I'm not in court but for big meetings I wear suits in black, grey, navy and, when I'm feeling really wild, charcoal grey. I have rejected suits from the high street before because I was running the risk of looking like an air hostess.
Lots of the big London firms give dressing advice to their graduate trainees and the advice is as follows: keep it plain and if you must use Bol colour, restrict it to scarves that can be whipped off if you feel the need to dial it down a notch.
OP - I am a Probation Officer and have previously worked in both Mag and Crown Courts. My role being to advise and assist the Court.
I have never really conformed to the black skirt suit and court shoe look. But I think you do have to dress appropriately for the setting and for your role in the court.
I tended to wear a slim fit fine wool trouser suit in charcoal with a fitted white or light blue shirt. Killer heels. Add colour with a silk scarf. Alternatively I wore a below the knee black jersey pencil skirt with black patterned tights, shirt and heels.

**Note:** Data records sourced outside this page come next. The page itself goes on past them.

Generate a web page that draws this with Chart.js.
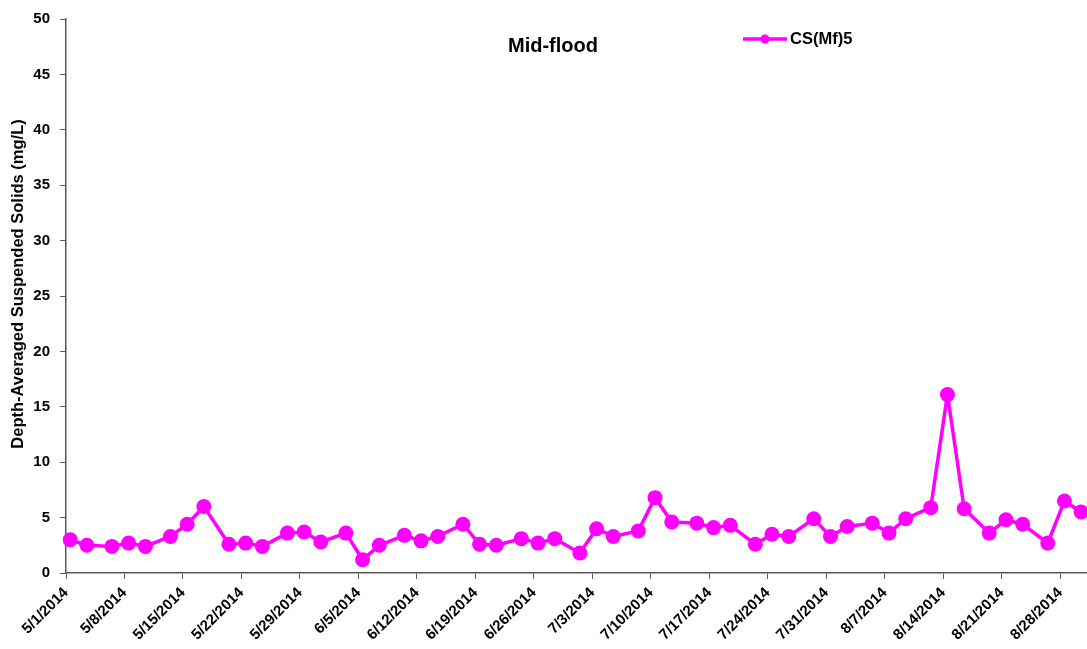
<!DOCTYPE html>
<html lang="en">
<head>
    <meta charset="UTF-8">
    <title>Mid-flood CS(Mf)5</title>
    <script src="https://cdn.jsdelivr.net/npm/chart.js"></script>
    <style>
        html, body { margin: 0; padding: 0; background: #fff; }
        #wrap { width: 1087px; height: 649px; position: relative; }
    </style>
</head>
<body>
<div id="wrap"><canvas id="tssChart"></canvas></div>
<script>
    // sampling dates and depth-averaged TSS (mg/L), station CS(Mf)5, mid-flood
    const sampleDates = [
        '5/1/2014', '5/3/2014', '5/6/2014', '5/8/2014', '5/10/2014', '5/13/2014', '5/15/2014', '5/17/2014',
        '5/20/2014', '5/22/2014', '5/24/2014', '5/27/2014', '5/29/2014', '5/31/2014', '6/3/2014', '6/5/2014',
        '6/7/2014', '6/10/2014', '6/12/2014', '6/14/2014', '6/17/2014', '6/19/2014', '6/21/2014', '6/24/2014',
        '6/26/2014', '6/28/2014', '7/1/2014', '7/3/2014', '7/5/2014', '7/8/2014', '7/10/2014', '7/12/2014',
        '7/15/2014', '7/17/2014', '7/19/2014', '7/22/2014', '7/24/2014', '7/26/2014', '7/29/2014', '7/31/2014',
        '8/2/2014', '8/5/2014', '8/7/2014', '8/9/2014', '8/12/2014', '8/14/2014', '8/16/2014', '8/19/2014',
        '8/21/2014', '8/23/2014', '8/26/2014', '8/28/2014', '8/30/2014'
    ];
    const tssValues = [
        3.0, 2.5, 2.4, 2.7, 2.4, 3.3, 4.4, 6.0,
        2.6, 2.7, 2.4, 3.6, 3.7, 2.8, 3.6, 1.2,
        2.5, 3.4, 2.9, 3.3, 4.4, 2.6, 2.5, 3.1,
        2.7, 3.1, 1.8, 4.0, 3.3, 3.8, 6.8, 4.6,
        4.5, 4.1, 4.3, 2.6, 3.5, 3.3, 4.9, 3.3,
        4.2, 4.5, 3.6, 4.9, 5.9, 16.1, 5.8, 3.6,
        4.8, 4.4, 2.7, 6.5, 5.5
    ];
    const tickDates = [
        '5/1/2014', '5/8/2014', '5/15/2014', '5/22/2014', '5/29/2014', '6/5/2014',
        '6/12/2014', '6/19/2014', '6/26/2014', '7/3/2014', '7/10/2014', '7/17/2014',
        '7/24/2014', '7/31/2014', '8/7/2014', '8/14/2014', '8/21/2014', '8/28/2014'
    ];
    const seriesName = 'CS(Mf)5';
    const chartTitle = 'Mid-flood';
    const yTitle = 'Depth-Averaged Suspended Solids (mg/L)';

    const FONT = 'Arial, "Liberation Sans", sans-serif';
    const MAGENTA = '#FF00FF';
    const startDay = Date.UTC(2014, 4, 1);

    function dayIndex(s) {
        const [m, d, y] = s.split('/').map(Number);
        return (Date.UTC(y, m - 1, d) - startDay) / 86400000;
    }

    // points sit between tick marks like an Excel date axis
    const points = sampleDates.map((d, i) => ({ x: dayIndex(d) + 0.5, y: tssValues[i] }));
    const labelByDay = {};
    tickDates.forEach(d => { labelByDay[dayIndex(d)] = d; });

    const overlay = {
        id: 'overlay',
        afterDraw(chart) {
            const ctx = chart.ctx;
            ctx.save();
            ctx.fillStyle = '#000';
            ctx.font = 'bold 20px ' + FONT;
            ctx.textAlign = 'center';
            ctx.textBaseline = 'middle';
            ctx.fillText(chartTitle, 553, 46);

            // legend
            ctx.strokeStyle = MAGENTA;
            ctx.lineWidth = 3.5;
            ctx.beginPath();
            ctx.moveTo(743, 39);
            ctx.lineTo(787, 39);
            ctx.stroke();
            ctx.fillStyle = MAGENTA;
            ctx.beginPath();
            ctx.arc(765, 39, 4.5, 0, Math.PI * 2);
            ctx.fill();
            ctx.fillStyle = '#000';
            ctx.font = 'bold 16.5px ' + FONT;
            ctx.textAlign = 'left';
            ctx.fillText(seriesName, 790, 39);

            // y-axis title
            ctx.translate(18.5, 284);
            ctx.rotate(-Math.PI / 2);
            ctx.textAlign = 'center';
            ctx.font = 'bold 16.5px ' + FONT;
            ctx.fillText(yTitle, 0, 0);
            ctx.restore();
        }
    };

    const ctx = document.getElementById('tssChart').getContext('2d');
    new Chart(ctx, {
        type: 'line',
        data: {
            datasets: [{
                label: seriesName,
                data: points,
                borderColor: MAGENTA,
                backgroundColor: MAGENTA,
                borderWidth: 3.5,
                borderJoinStyle: 'round',
                pointRadius: 7.5,
                pointHoverRadius: 7.5,
                pointBorderWidth: 0,
                tension: 0,
                clip: false
            }]
        },
        options: {
            responsive: true,
            maintainAspectRatio: false,
            animation: false,
            layout: { autoPadding: false, padding: { top: 19, right: 0, left: 0, bottom: 0 } },
            plugins: {
                legend: { display: false },
                tooltip: { enabled: false }
            },
            scales: {
                x: {
                    type: 'linear',
                    min: 0,
                    max: 122.2,
                    afterBuildTicks: scale => {
                        scale.ticks = tickDates.map(d => ({ value: dayIndex(d) }));
                    },
                    afterFit: scale => {
                        scale.height = 76;
                        scale.paddingLeft = 0;
                        scale.paddingRight = 0;
                    },
                    grid: {
                        display: true,
                        drawOnChartArea: false,
                        drawTicks: true,
                        tickLength: 6,
                        color: '#595959'
                    },
                    border: { display: true, color: '#595959', width: 1.5 },
                    ticks: {
                        autoSkip: false,
                        minRotation: 45,
                        maxRotation: 45,
                        padding: 5,
                        color: '#000',
                        font: { family: FONT, size: 15, weight: 'bold' },
                        callback: v => labelByDay[v] || ''
                    }
                },
                y: {
                    min: 0,
                    max: 50,
                    afterFit: scale => { scale.width = 66; },
                    grid: {
                        display: true,
                        drawOnChartArea: false,
                        drawTicks: true,
                        tickLength: 6,
                        color: '#595959'
                    },
                    border: { display: true, color: '#595959', width: 1.5 },
                    ticks: {
                        stepSize: 5,
                        padding: 10,
                        color: '#000',
                        font: { family: FONT, size: 15, weight: 'bold' }
                    }
                }
            }
        },
        plugins: [overlay]
    });
</script>
</body>
</html>
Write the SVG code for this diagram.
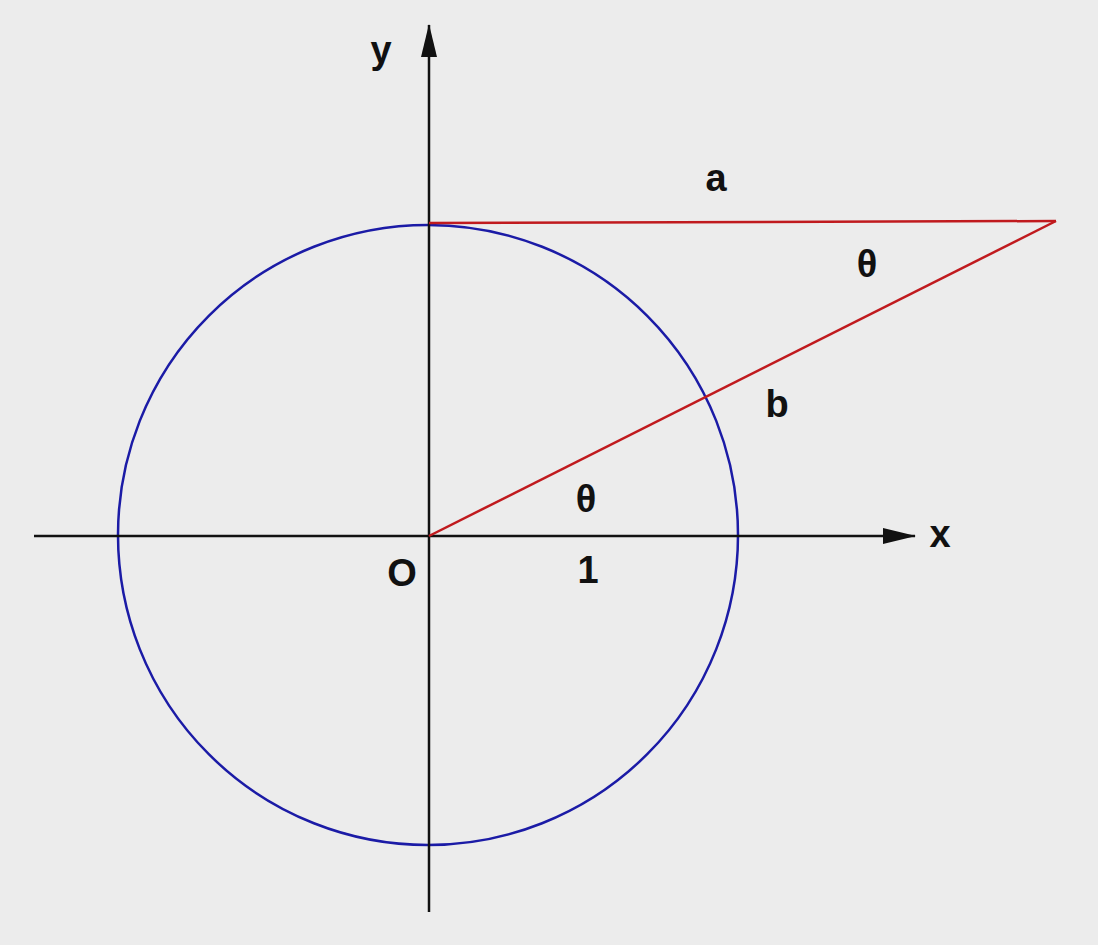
<svg xmlns="http://www.w3.org/2000/svg" width="1098" height="945" viewBox="0 0 1098 945">
<style>
.lbl{font-family:"Liberation Sans",Arial,sans-serif;font-weight:bold;font-size:38px;fill:#111;text-anchor:middle}
.axis{stroke:#111;stroke-width:2.5;fill:none}
.red{stroke:#c01a1e;stroke-width:2.5;fill:none}
</style>
<defs>
<marker id="arr" markerUnits="userSpaceOnUse" markerWidth="34" markerHeight="18" refX="32" refY="8" orient="auto">
<path d="M0,0 L33,8 L0,16 Z" fill="#111"/>
</marker>
</defs>
<rect width="1098" height="945" fill="#ececec"/>
<g id="circle">
<circle cx="428" cy="535" r="310" fill="none" stroke="#1b1ba6" stroke-width="2.5"/>
</g>
<g id="connectors">
<line class="axis" x1="34" y1="536" x2="915" y2="536" marker-end="url(#arr)"/>
<line class="axis" x1="429" y1="912" x2="429" y2="25" marker-end="url(#arr)"/>
<line class="red" x1="429" y1="223" x2="1056" y2="221"/>
<line class="red" x1="429" y1="536" x2="1056" y2="221"/>
</g>
<g id="labels">
<text class="lbl" x="381" y="63">y</text>
<text class="lbl" x="716" y="191">a</text>
<text class="lbl" x="867" y="277">θ</text>
<text class="lbl" x="777" y="417">b</text>
<text class="lbl" x="586" y="512">θ</text>
<text class="lbl" x="940" y="547">x</text>
<text class="lbl" x="402" y="586">O</text>
<text class="lbl" x="588" y="583">1</text>
</g>
</svg>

Gosh Charlotte that reminds me, there was once a mix up and I was summoned to attend court on a s.7 case with only 30min notice. I knew the case inside out so I had no qualms on that front. However, it was thick with snow outside and I had originally planned to be out and about covering contacts and doing home visits all day so was wearing wellies, a lumberjack shirt, jeans and a parka jacket!! I felt like such a plonker.
I got a notoriousy grumpy judge but he must have been in a good mood that day as he looked me up and down, gave a wry smile then moved on
That last one is fab but would be a head turner in the sea of black and navy, a lawyer couldn't get away with it but maybe you could on my behalf!!!
Ha love it Djembe
Absolutely, I would always opt for below-the-knee in a pencil skirt Northern, is it just me or do above-the-knee pencil skirts smack of Viv Windsor out of Emmerdale?! Victoria Beckham always gets it right with pencil skirts, so flattering.